# a/d/s unearthed



## stuman (Jan 29, 2012)

I had mostly a/d/s unit that was originally installed in 1994 and put back in the box in 1999. 
642ix signal processor 
ph 15.2 amp
325is component
300is plate
s10 enclosed subwoofer

head unit is kenwood KRC-960 cassette tuner (no internal amp) with 10 disc changer.
I am contemplating to install it on my current car 2009 accord exl. I haven't listen to the more recent car audio. I don't listen loud, just need a clear, good sound quality for classical, jazz type of music. 
IS the newer system out there much better? otherwise I'll just stick with this old system.


----------



## Jonny Hotnuts (Mar 15, 2011)

Loose the head unit, much better technology out there. 

You CAN find better stuff but will cost $$$. Remember A/D/S/ when it was new was VERY expensive and designed with a high end clientele in mind. 

To replace the 325is components with better.....a minimum of 800$. 
Better then the PH15 looking about 700-1000$

My vote is to update some....but not all!

~JH


----------



## stuman (Jan 29, 2012)

What a good naturally sounding speakers these days?
Focal K2?


----------



## joemk69 (Dec 3, 2010)

stuman said:


> What a good naturally sounding speakers these days?
> Focal K2?


Focal Utopia's, Focal Krx2/Krx3, Dynaudio, Morel Elates , Micro Precision and the list can go on...... What are you looking to spend? What is you available power?


----------



## EdSawyer (Jan 6, 2012)

Install that old stuff - it's great. Will be hard to beat the a/d/s/ speakers for sound quality. I am putting 320i in my TSX.


----------



## req (Aug 4, 2007)

i say give the a/d/s/ stuff a whirl. just get a new headunit or some kind of processor that can integrate with the stock equipment.

thats what i would do


----------



## stuman (Jan 29, 2012)

EdSawyer said:


> Install that old stuff - it's great. Will be hard to beat the a/d/s/ speakers for sound quality. I am putting 320i in my TSX.

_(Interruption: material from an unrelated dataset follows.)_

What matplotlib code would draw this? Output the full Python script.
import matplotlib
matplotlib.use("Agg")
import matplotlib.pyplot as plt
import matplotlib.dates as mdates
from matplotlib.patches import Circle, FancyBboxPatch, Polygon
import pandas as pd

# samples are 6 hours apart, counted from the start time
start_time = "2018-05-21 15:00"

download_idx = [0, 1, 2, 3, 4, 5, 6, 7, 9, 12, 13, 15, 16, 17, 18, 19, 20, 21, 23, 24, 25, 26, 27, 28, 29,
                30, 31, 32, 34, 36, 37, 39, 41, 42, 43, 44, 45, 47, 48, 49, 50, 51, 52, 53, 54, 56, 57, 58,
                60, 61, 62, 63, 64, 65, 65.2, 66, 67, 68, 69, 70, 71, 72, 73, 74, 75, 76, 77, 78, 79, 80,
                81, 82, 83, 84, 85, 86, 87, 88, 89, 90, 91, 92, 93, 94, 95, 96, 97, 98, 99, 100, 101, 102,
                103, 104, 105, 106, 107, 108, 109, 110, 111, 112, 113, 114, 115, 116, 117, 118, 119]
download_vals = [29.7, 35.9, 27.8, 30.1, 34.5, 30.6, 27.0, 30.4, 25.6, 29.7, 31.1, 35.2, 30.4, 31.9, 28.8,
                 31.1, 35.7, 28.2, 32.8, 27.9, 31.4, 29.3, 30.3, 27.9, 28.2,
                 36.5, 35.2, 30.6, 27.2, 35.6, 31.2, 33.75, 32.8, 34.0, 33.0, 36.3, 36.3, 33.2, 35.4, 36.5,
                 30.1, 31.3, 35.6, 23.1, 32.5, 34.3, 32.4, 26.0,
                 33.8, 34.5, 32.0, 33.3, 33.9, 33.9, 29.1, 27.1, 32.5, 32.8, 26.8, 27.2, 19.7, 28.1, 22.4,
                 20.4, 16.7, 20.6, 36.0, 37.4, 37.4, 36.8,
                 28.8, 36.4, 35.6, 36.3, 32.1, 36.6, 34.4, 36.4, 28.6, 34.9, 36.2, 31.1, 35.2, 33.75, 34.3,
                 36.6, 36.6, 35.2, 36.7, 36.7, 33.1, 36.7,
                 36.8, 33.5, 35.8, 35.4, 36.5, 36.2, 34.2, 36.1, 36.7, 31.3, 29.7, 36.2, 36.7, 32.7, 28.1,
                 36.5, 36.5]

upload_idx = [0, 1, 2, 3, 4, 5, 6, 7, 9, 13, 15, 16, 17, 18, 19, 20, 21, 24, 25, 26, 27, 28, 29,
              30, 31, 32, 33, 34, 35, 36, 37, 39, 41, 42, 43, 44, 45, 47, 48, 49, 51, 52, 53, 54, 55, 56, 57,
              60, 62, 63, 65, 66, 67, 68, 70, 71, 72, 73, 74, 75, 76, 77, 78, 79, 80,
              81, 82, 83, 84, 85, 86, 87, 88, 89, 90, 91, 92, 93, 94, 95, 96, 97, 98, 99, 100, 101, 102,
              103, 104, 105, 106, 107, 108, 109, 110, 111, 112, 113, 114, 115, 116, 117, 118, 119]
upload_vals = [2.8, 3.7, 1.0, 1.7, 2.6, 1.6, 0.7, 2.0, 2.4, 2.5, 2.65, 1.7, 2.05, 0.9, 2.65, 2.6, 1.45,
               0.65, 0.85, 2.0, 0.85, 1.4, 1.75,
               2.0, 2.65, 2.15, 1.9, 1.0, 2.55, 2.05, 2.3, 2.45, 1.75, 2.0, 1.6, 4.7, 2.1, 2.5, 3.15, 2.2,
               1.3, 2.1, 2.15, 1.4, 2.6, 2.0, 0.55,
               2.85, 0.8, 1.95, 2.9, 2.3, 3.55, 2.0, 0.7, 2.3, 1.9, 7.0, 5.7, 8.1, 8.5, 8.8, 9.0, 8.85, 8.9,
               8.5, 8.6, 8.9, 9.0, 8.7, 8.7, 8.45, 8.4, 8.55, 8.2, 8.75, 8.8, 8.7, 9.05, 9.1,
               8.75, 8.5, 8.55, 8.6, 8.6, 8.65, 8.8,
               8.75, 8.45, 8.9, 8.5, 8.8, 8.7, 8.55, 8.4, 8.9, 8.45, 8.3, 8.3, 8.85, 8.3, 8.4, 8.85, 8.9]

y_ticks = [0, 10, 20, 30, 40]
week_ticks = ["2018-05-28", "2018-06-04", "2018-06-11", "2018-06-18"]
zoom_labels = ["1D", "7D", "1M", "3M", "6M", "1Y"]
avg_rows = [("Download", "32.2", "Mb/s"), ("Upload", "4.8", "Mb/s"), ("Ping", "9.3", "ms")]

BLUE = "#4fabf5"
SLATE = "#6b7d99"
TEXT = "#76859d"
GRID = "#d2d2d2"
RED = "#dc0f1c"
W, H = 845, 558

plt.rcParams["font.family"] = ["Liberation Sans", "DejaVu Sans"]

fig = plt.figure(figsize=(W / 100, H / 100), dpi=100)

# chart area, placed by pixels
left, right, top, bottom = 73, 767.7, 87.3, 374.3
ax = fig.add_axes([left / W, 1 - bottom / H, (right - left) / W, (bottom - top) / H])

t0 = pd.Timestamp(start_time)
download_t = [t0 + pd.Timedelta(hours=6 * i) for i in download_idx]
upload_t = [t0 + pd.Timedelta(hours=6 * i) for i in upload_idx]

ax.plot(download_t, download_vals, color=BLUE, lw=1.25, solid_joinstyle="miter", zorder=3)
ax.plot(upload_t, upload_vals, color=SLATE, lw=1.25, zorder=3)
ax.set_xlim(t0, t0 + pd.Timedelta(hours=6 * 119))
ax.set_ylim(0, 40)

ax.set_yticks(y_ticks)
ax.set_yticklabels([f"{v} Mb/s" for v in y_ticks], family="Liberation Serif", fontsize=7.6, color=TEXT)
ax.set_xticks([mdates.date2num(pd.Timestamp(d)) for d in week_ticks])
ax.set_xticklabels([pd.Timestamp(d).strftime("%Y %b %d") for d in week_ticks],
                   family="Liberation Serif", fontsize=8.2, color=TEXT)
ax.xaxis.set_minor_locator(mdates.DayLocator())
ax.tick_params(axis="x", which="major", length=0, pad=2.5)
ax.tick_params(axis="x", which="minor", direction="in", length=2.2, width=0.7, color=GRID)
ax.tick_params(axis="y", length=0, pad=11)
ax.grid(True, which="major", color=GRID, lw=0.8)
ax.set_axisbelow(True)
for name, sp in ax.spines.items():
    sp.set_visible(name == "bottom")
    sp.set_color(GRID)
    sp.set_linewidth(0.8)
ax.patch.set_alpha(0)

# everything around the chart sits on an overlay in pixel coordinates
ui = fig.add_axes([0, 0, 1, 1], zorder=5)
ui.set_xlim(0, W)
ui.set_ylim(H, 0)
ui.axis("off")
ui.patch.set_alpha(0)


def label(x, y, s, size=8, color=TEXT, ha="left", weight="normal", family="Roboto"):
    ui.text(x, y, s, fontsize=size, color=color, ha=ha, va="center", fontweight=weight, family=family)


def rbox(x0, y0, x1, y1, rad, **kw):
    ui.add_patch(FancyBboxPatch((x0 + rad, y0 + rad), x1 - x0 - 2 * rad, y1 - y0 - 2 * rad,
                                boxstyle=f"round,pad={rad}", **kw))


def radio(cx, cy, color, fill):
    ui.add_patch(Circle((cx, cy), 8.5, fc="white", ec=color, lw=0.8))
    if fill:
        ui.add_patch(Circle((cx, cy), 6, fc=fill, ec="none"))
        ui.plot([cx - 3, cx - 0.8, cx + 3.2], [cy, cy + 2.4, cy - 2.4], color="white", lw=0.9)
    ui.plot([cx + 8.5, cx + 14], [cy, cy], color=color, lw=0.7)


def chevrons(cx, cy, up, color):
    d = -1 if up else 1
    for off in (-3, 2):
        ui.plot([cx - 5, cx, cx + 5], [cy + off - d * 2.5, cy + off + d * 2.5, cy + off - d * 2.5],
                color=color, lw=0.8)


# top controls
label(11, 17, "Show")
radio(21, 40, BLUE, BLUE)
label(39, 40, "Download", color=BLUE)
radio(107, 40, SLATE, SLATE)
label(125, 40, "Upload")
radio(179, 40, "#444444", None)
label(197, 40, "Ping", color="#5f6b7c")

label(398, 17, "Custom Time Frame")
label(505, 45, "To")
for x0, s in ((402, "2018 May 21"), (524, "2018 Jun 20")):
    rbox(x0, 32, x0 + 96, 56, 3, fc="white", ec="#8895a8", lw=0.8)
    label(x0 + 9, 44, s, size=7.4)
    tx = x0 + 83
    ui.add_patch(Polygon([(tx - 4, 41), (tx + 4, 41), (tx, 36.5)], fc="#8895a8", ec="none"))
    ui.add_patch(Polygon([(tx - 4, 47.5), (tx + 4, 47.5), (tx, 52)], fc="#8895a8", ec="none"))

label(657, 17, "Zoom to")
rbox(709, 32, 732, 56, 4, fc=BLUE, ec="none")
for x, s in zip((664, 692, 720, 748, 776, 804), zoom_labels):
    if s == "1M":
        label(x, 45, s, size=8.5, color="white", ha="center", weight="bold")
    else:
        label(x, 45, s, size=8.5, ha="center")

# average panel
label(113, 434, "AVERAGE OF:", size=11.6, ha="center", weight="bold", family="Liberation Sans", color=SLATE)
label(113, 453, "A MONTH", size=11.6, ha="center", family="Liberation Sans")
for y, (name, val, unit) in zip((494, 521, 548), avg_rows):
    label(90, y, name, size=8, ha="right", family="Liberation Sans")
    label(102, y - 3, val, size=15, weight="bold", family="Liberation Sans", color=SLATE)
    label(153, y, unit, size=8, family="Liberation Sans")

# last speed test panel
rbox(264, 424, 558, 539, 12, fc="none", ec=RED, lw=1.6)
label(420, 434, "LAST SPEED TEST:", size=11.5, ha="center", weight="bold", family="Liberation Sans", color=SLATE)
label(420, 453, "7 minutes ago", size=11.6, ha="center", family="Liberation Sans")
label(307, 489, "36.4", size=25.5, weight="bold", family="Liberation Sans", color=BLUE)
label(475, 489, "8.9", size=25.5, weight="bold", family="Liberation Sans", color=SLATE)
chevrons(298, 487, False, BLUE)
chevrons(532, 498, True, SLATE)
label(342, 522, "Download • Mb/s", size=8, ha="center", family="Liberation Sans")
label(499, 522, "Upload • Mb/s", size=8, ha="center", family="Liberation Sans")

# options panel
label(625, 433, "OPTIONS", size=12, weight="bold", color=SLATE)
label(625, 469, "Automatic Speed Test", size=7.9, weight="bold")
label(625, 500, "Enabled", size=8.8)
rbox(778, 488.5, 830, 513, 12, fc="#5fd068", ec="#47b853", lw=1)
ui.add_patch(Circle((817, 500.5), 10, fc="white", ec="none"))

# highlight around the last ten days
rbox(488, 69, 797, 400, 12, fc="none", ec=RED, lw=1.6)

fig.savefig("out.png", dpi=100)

Ed, Did you use the OEM headunit on your TSX?


----------



## stuman (Jan 29, 2012)

req said:


> i say give the a/d/s/ stuff a whirl. just get a new headunit or some kind of processor that can integrate with the stock equipment.
> 
> thats what i would do


yes, I am going to go ahead to install the system using 642ix processor to accept high balanced output from OEM headunit bypassing the OEM external amp. I will put the 325is on the front at the stock location. Since the rear is 6.5 and 300 is can't fit in there. I may just leave the OEM speaker for rear fill. The last two channel will power the sub.


----------



## stuman (Jan 29, 2012)

joemk69 said:


> Focal Utopia's, Focal Krx2/Krx3, Dynaudio, Morel Elates , Micro Precision and the list can go on...... What are you looking to spend? What is you available power?

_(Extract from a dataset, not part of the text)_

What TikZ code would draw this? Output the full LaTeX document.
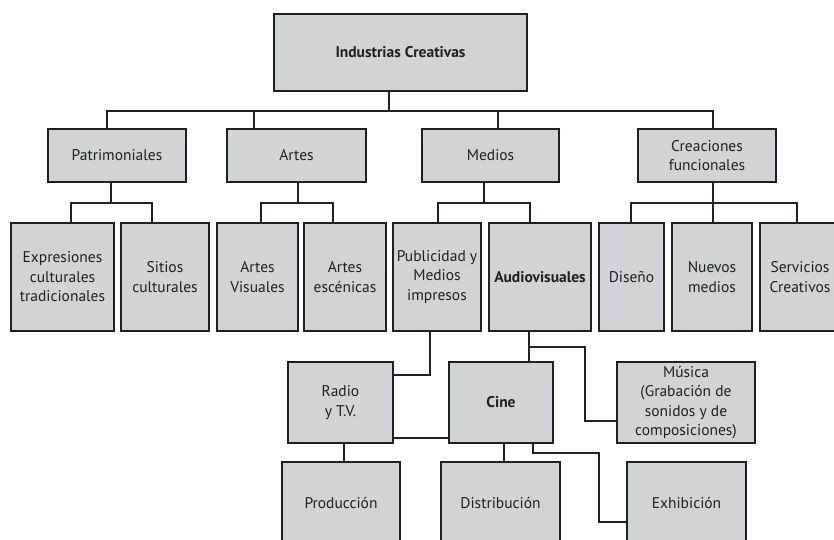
\documentclass[tikz,border=0pt]{standalone}
\usepackage{fontspec}
\setmainfont{PT Sans}
\usetikzlibrary{calc}
\definecolor{boxfill}{HTML}{D1D3D4}
\definecolor{ink}{HTML}{231F20}
\begin{document}
\begin{tikzpicture}[x=1pt,y=-1pt,
  box/.style={draw=ink, line width=2.8pt, fill=boxfill, anchor=north west,
    align=center, inner sep=0.5pt, outer sep=0pt, text=ink,
    font=\fontsize{15.5}{19.5}\selectfont},
  conn/.style={draw=ink, line width=2.4pt}]
\useasboundingbox (0,0) rectangle (834,539);
\clip (0,0) rectangle (834,539);
\fill[white] (0,0) rectangle (834,539);
% level 1
\node[box, minimum width=253pt, minimum height=77pt] (top) at (274,14) {\bfseries Industrias Creativas};
% level 2
\node[box, minimum width=138pt, minimum height=53pt] (patr) at (48,129) {Patrimoniales};
\node[box, minimum width=139pt, minimum height=53pt] (artes) at (227,129) {Artes};
\node[box, minimum width=137pt, minimum height=53pt] (medios) at (422,129) {Medios};
\node[box, minimum width=138pt, minimum height=53pt] (crea) at (638,129) {Creaciones\\funcionales};
% level 3
\node[box, minimum width=103pt, minimum height=108pt] (expr) at (11,223) {Expresiones\\culturales\\tradicionales};
\node[box, minimum width=88pt, minimum height=108pt] (sitios) at (121,223) {Sitios\\culturales};
\node[box, minimum width=81pt, minimum height=108pt] (avis) at (217,223) {Artes\\Visuales};
\node[box, minimum width=82pt, minimum height=108pt] (aesc) at (304,223) {Artes\\escénicas};
\node[box, minimum width=88pt, minimum height=108pt] (publ) at (393,223) {Publicidad y\\Medios\\impresos};
\node[box, minimum width=102pt, minimum height=108pt] (audio) at (489,223) {\bfseries Audiovisuales};
\node[box, minimum width=65pt, minimum height=108pt] (dis) at (599,223) {Diseño};
\node[box, minimum width=80pt, minimum height=108pt] (nuevos) at (672,223) {Nuevos\\medios};
\node[box, minimum width=80pt, minimum height=108pt] (serv) at (760,223) {Servicios\\Creativos};
% level 4
\node[box, minimum width=105pt, minimum height=81pt] (radio) at (288,362) {Radio\\y T.V.};
\node[box, minimum width=104pt, minimum height=81pt] (cine) at (449,362) {\bfseries Cine};
\node[box, minimum width=138pt, minimum height=81pt] (musica) at (617,362) {Música\\(Grabación de\\sonidos y de\\composiciones)};
% level 5
\node[box, minimum width=118pt, minimum height=82pt] (prod) at (282,462) {Producción};
\node[box, minimum width=119pt, minimum height=82pt] (dist) at (441,462) {Distribución};
\node[box, minimum width=119pt, minimum height=82pt] (exhib) at (627,462) {Exhibición};
% connectors level 1-2
\coordinate (b0) at (389,111);
\draw[conn] (b0 |- top.south) -- (b0);
\draw[conn] ($(patr.north)+(-10,0)$) |- (b0);
\draw[conn] ($(artes.north)+(-42.5,0)$) |- (b0);
\draw[conn] ($(medios.north)+(7.5,0)$) |- (b0);
\draw[conn] ($(crea.north)+(6,0)$) |- (b0);
% level 2-3
\coordinate (b1) at (111,203);
\draw[conn] (b1 |- patr.south) -- (b1);
\draw[conn] ($(expr.north)+(8.5,0)$) |- (b1);
\draw[conn] ($(sitios.north)+(-13,0)$) |- (b1);
\coordinate (b2) at (298,203);
\draw[conn] (b2 |- artes.south) -- (b2);
\draw[conn] ($(avis.north)+(3.5,0)$) |- (b2);
\draw[conn] ($(aesc.north)+(-12,0)$) |- (b2);
\coordinate (b3) at (484,203);
\draw[conn] (b3 |- medios.south) -- (b3);
\draw[conn] ($(publ.north)+(1,0)$) |- (b3);
\draw[conn] ($(audio.north)+(-10,0)$) |- (b3);
\coordinate (b4) at (713,203);
\draw[conn] (b4 |- crea.south) -- (b4 |- nuevos.north);
\draw[conn] ($(dis.north)+(-0.5,0)$) |- (b4);
\draw[conn] ($(serv.north)+(-3,0)$) |- (b4);
% level 3-4
\draw[conn] ($(publ.south)+(-7,0)$) |- ($(radio.east)+(0,-27.5)$);
\draw[conn] ($(audio.south)+(-11,0)$) -- ($(cine.north)+(28,0)$);
\coordinate (mb) at ($(audio.south)+(-11,16)$);
\coordinate (me) at ($(musica.west)+(0,18.5)$);
\draw[conn] (mb) -| ($(me)+(-32,0)$) -- (me);
\draw[conn] ($(radio.east)+(0,35.5)$) -- ($(cine.west)+(0,35.5)$);
% level 4-5
\draw[conn] ($(radio.south)+(3.5,0)$) -- ($(prod.north)+(3,0)$);
\draw[conn] ($(cine.south)+(3,0)$) -- ($(dist.north)+(3.5,0)$);
\coordinate (eb) at ($(cine.south)+(32,10)$);
\coordinate (ee) at ($(exhib.west)+(0,19)$);
\draw[conn] ($(cine.south)+(32,0)$) -- (eb) -| ($(ee)+(-28,0)$) -- (ee);
\end{tikzpicture}
\end{document}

I prefer not to spend any but I may give Focal K2 a listen since there is a local dealer in town.
For the amount of money that we spend in a car you can get a very nice system at home. Back then, I spent first 2 months salary out of college for the car system.
Now with the family can't splurge and that's why I dig out the antiques.


----------



## EdSawyer (Jan 6, 2012)

Stuman, yes, oem headunit in the tsx ... I have the nav headunit.


----------



## ryanr7386 (Feb 21, 2011)

I say, sell all the a/d/s gear to me!


----------



## stuman (Jan 29, 2012)

ryanr7386 said:


> I say, sell all the a/d/s gear to me!


Sorry, got those installed couple weeks ago. It sounded great.


----------



## ryanr7386 (Feb 21, 2011)

stuman said:


> Sorry, got those installed couple weeks ago. It sounded great.


Keep me in mind if you ever decide to let em go!


----------



## Old Skewl (May 30, 2011)

ryanr7386 said:


> Keep me in mind if you ever decide to let em go!


Always planting those seeds Ryan!?!?


----------